Enter this into your calculator's Y= editor (the `nDeriv` function is typically found under the `MATH` menu, option 8). Then, turn off $$Y_1$$ (by moving the cursor to the `=` sign next to $$Y_1$$ and pressing `ENTER`) so only $$Y_2$$ is graphed. Press `GRAPH`. You will see the graph of the numerical derivative. To find where it equals zero (i.e., where it crosses the x-axis), use the `CALC` menu (usually accessed by pressing `2nd` then `TRACE`), then select option 2: `zero`. The calculator will prompt you to set a "Left Bound", "Right Bound", and "Guess".

For the zero in the positive x-region (near $$x=0.37$$):

$$ \text{Left Bound} \approx 0.1 $$
$$ \text{Right Bound} \approx 0.5 $$
$$ \text{Guess} \approx 0.35 $$

The calculator should display $$X \approx 0.3678...$$. To find the corresponding y-value on the original function, go back to the Y= editor, turn off $$Y_2$$ and turn on $$Y_1$$. Then, use `CALC` -> `value` and enter $$0.3678...$$. The calculator should give $$Y \approx -0.3678...$$. This point is a relative minimum. Rounded to two decimal places, the relative minimum is $$(0.37, -0.37)$$.

For the zero in the negative x-region (near $$x=-0.37$$):

$$ \text{Left Bound} \approx -0.5 $$
$$ \text{Right Bound} \approx -0.1 $$
$$ \text{Guess} \approx -0.35 $$

The calculator should display $$X \approx -0.3678...$$. Similarly, find the corresponding y-value on the original function by evaluating $$Y_1$$ at this x-value. You should get $$Y \approx 0.3678...$$. This point is a relative maximum. Rounded to two decimal places, the relative maximum is $$(-0.37, 0.37)$$.

**step3 Finding Inflection Points**

Inflection points are where the graph changes its concavity (how it bends, for example, from bending upwards like a cup to bending downwards like a frown, or vice versa).
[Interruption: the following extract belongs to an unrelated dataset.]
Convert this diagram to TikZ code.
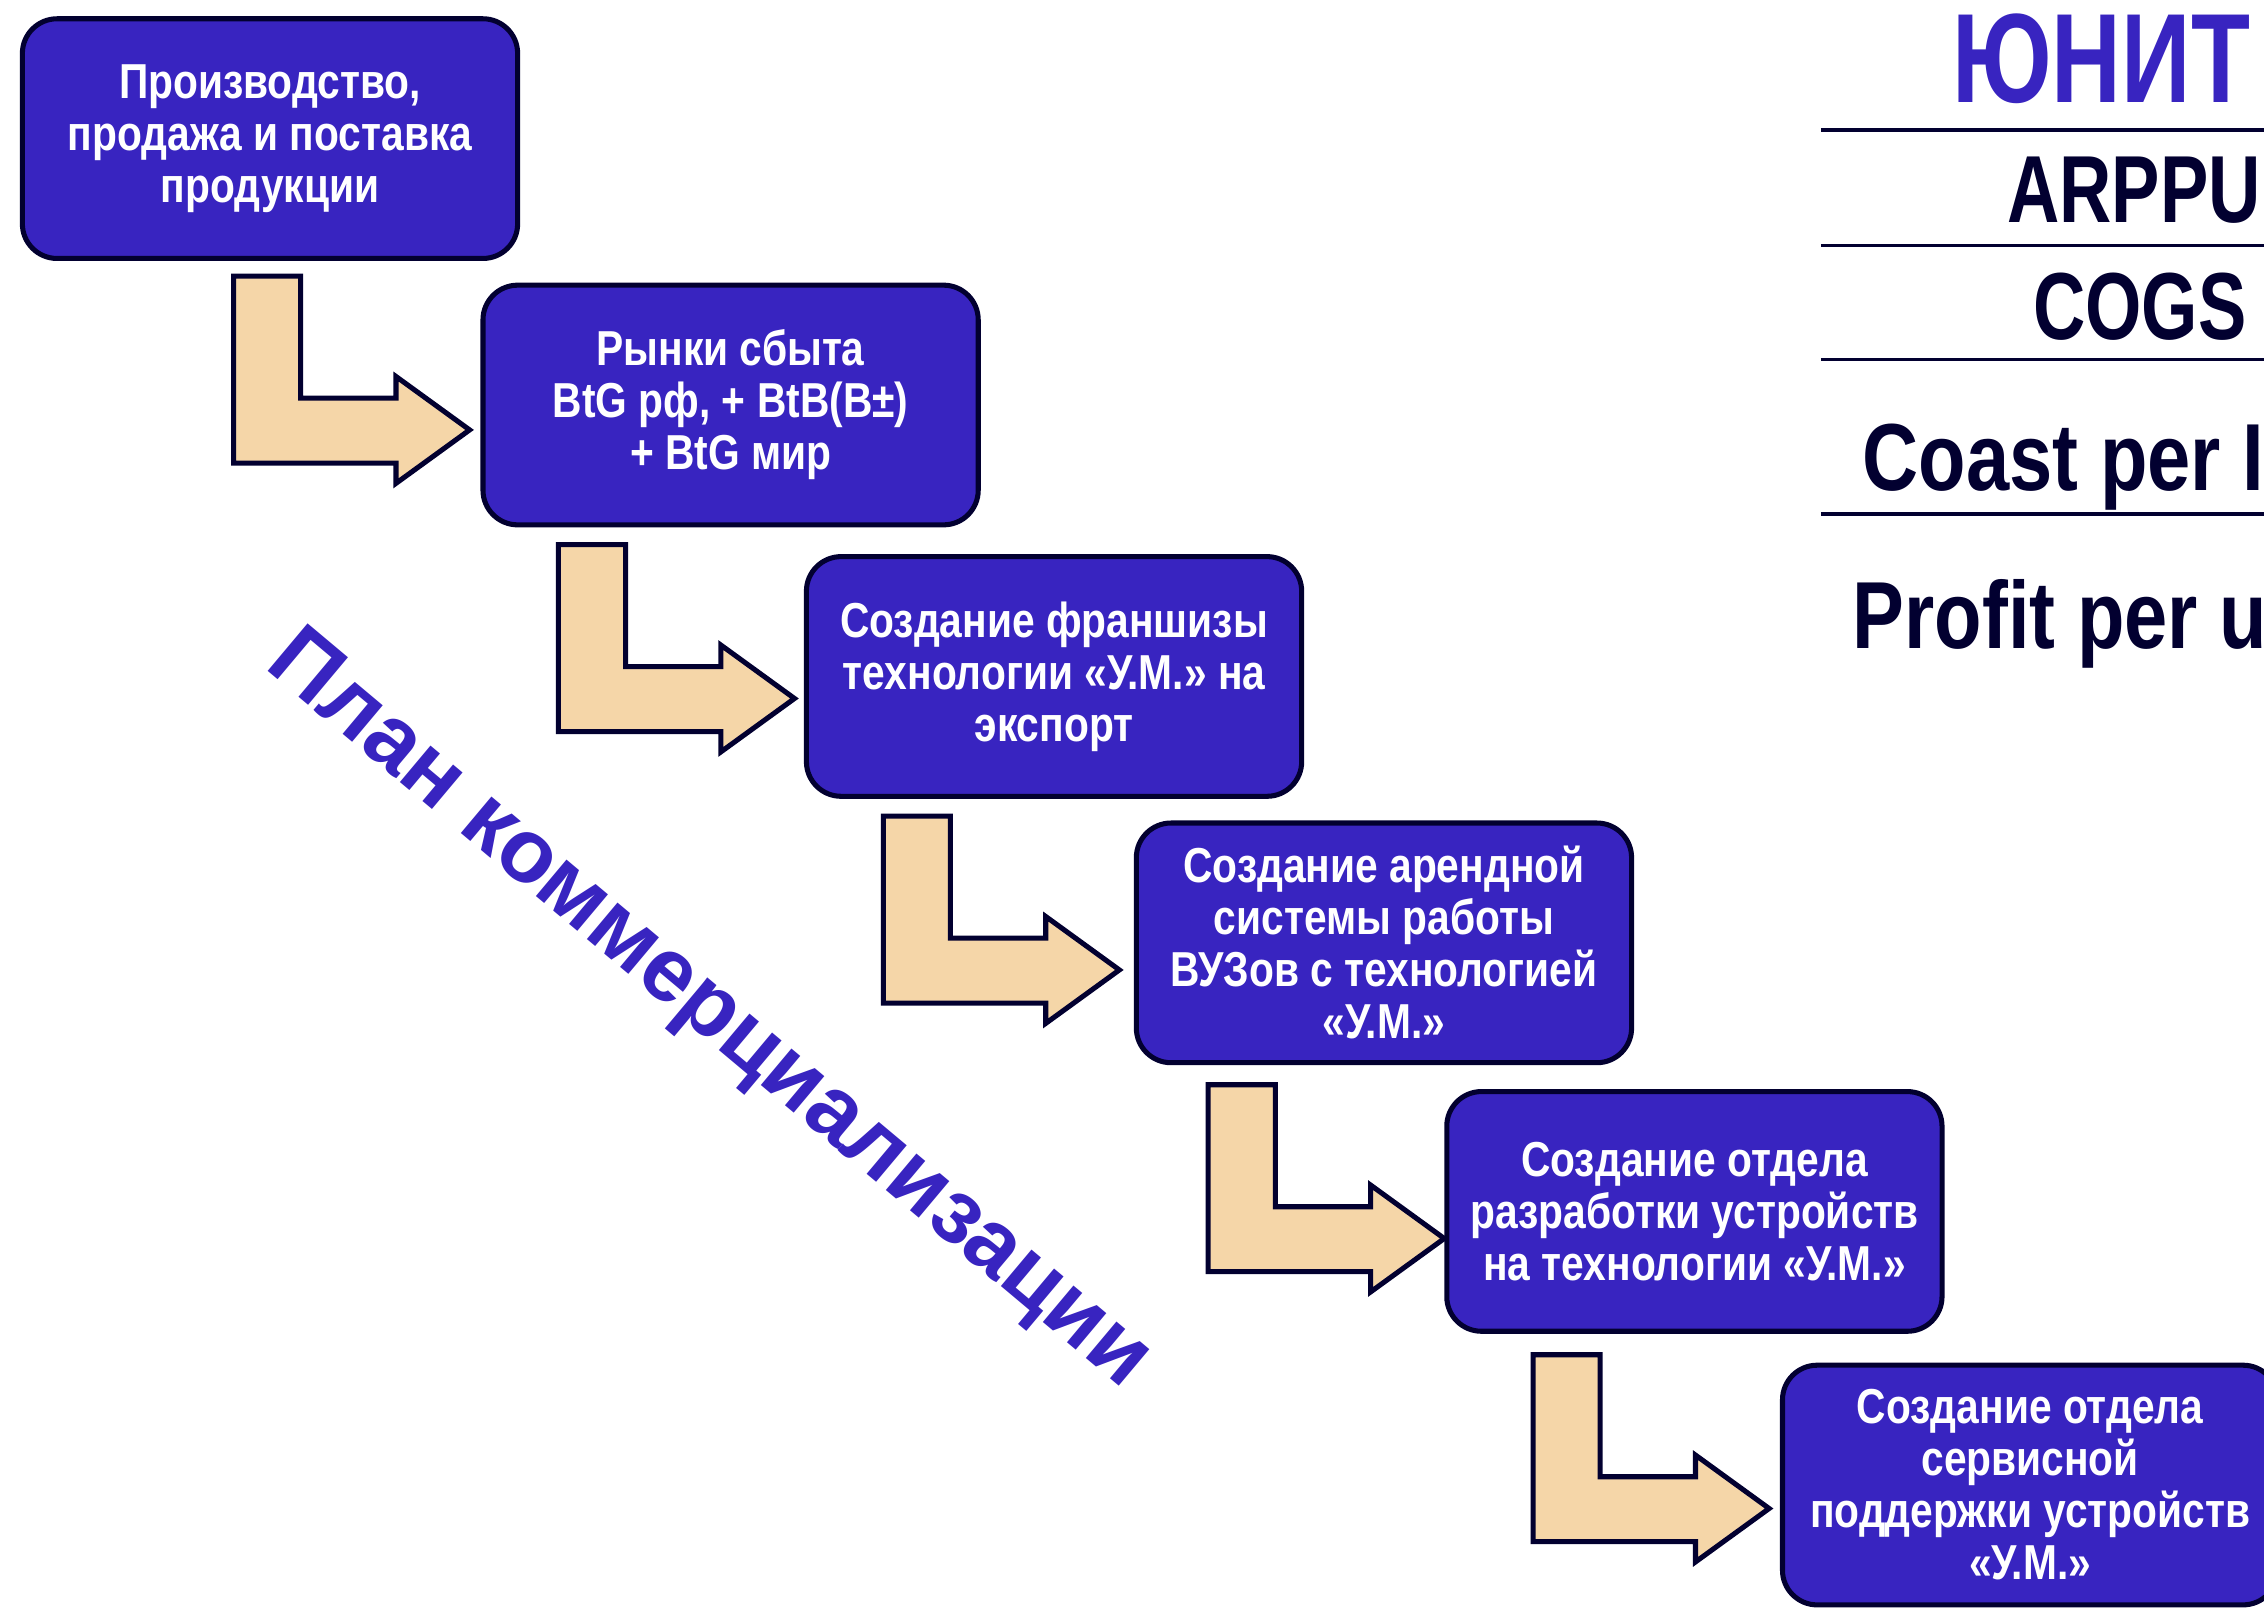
\documentclass[tikz,border=0pt]{standalone}
\usepackage{fontspec}
\usetikzlibrary{calc}
\newfontfamily\condfont[FakeStretch=0.83]{Liberation Sans}
\newfontfamily\rightfont[FakeStretch=0.76]{Liberation Sans}
\newfontfamily\rightwidefont[FakeStretch=0.815]{Liberation Sans}
\newfontfamily\diagfont{Liberation Sans}
\definecolor{boxblue}{RGB}{56,36,192}
\definecolor{navy}{RGB}{2,0,48}
\definecolor{tan}{RGB}{245,214,168}
\tikzset{
  stepbox/.style={rectangle, rounded corners=24pt, draw=navy, line width=3.5pt,
    fill=boxblue, minimum width=343pt, minimum height=166pt, text=white,
    align=center, inner sep=0pt, font=\condfont\bfseries\fontsize{34}{36}\selectfont},
  arrowshape/.style={draw=navy, fill=tan, line width=3.5pt, line join=miter},
  bentarrow/.pic={\draw[arrowshape] (1.5,1.5) -- (48,1.5) -- (48,86) -- (114,86) -- (114,71)
     -- (165,108) -- (114,145) -- (114,131) -- (1.5,131) -- cycle;},
  metric/.style={anchor=base west, inner sep=0pt, text=navy, font=\rightfont\bfseries\fontsize{66}{66}\selectfont},
  metricwide/.style={metric, font=\rightwidefont\bfseries\fontsize{66}{66}\selectfont},
  rule/.style={draw=navy, line width=2.5pt}
}
\begin{document}
\begin{tikzpicture}[x=1pt,y=-1pt]
\useasboundingbox (0,0) rectangle (1568,1113);
\clip (0,0) rectangle (1568,1113);
% boxes
\node[stepbox] (b1) at (187,96) {Производство,\\продажа и поставка\\продукции};
\node[stepbox] (b2) at (506,280.5) {Рынки сбыта\\BtG рф, + BtB(B±)\\+ BtG мир};
\node[stepbox] (b3) at (730,468.5) {Создание франшизы\\технологии «У.М.» на\\экспорт};
\node[stepbox] (b4) at (958.5,653) {Создание арендной\\системы работы\\ВУЗов с технологией\\«У.М.»};
\node[stepbox] (b5) at (1173.5,839) {Создание отдела\\разработки устройств\\на технологии «У.М.»};
\node[stepbox] (b6) at (1406,1028.5) {Создание отдела\\сервисной\\поддержки устройств\\«У.М.»};
% bent arrows
\pic at ($(b1.south west)+(146.5,9)$) {bentarrow};
\pic at ($(b2.south west)+(52.5,10.5)$) {bentarrow};
\pic at ($(b3.south west)+(53.5,10.5)$) {bentarrow};
\pic at ($(b4.south west)+(50,12)$) {bentarrow};
\pic at ($(b5.south west)+(60,13)$) {bentarrow};
% diagonal title
\node[rotate=-40, text=boxblue, inner sep=0pt, font=\diagfont\bfseries\fontsize{62.5}{62.5}\selectfont] (title) at (490,701) {План коммерциализации};
% right column
\node[anchor=base west, inner sep=0pt, text=boxblue, font=\rightfont\bfseries\fontsize{88}{88}\selectfont] (unit) at (1352,71) {ЮНИТ};
\coordinate (l1) at (1261,90);  \coordinate (r1) at (1580,90);
\coordinate (l2) at (1261,170); \coordinate (r2) at (1580,170);
\coordinate (l3) at (1261,249); \coordinate (r3) at (1580,249);
\coordinate (l4) at (1261,356); \coordinate (r4) at (1580,356);
\draw[rule] (l1) -- (r1);
\draw[rule] (l2) -- (r2);
\draw[rule] (l3) -- (r3);
\draw[rule] (l4) -- (r4);
\node[metric] (arppu) at (1390,154) {ARPPU};
\node[metric] (cogs) at (1408,235) {COGS};
\node[metricwide] (cpi) at (1290,340) {Coast per I};
\node[metricwide] (ppu) at (1283,449) {Profit per u};
\end{tikzpicture}
\end{document}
These points are found by looking for where the second numerical derivative is zero. Let $$Y_3$$ be the numerical derivative of $$Y_2$$ (which means $$Y_3$$ is the second numerical derivative of $$Y_1$$).

$$ Y_3 = \text{nDeriv}(Y_2, X, X) $$

Enter this into your calculator's Y= editor. Turn off $$Y_1$$ and $$Y_2$$ so only $$Y_3$$ is graphed. Press `GRAPH`. Observe the graph of $$Y_3$$. You will notice that for $$x > 0$$, the graph of $$Y_3$$ is always above the x-axis, and for $$x < 0$$, it is always below the x-axis. It never crosses the x-axis. This indicates that there are no x-values for which $$Y_3 = 0$$. Therefore, there are no inflection points for this function on the given interval.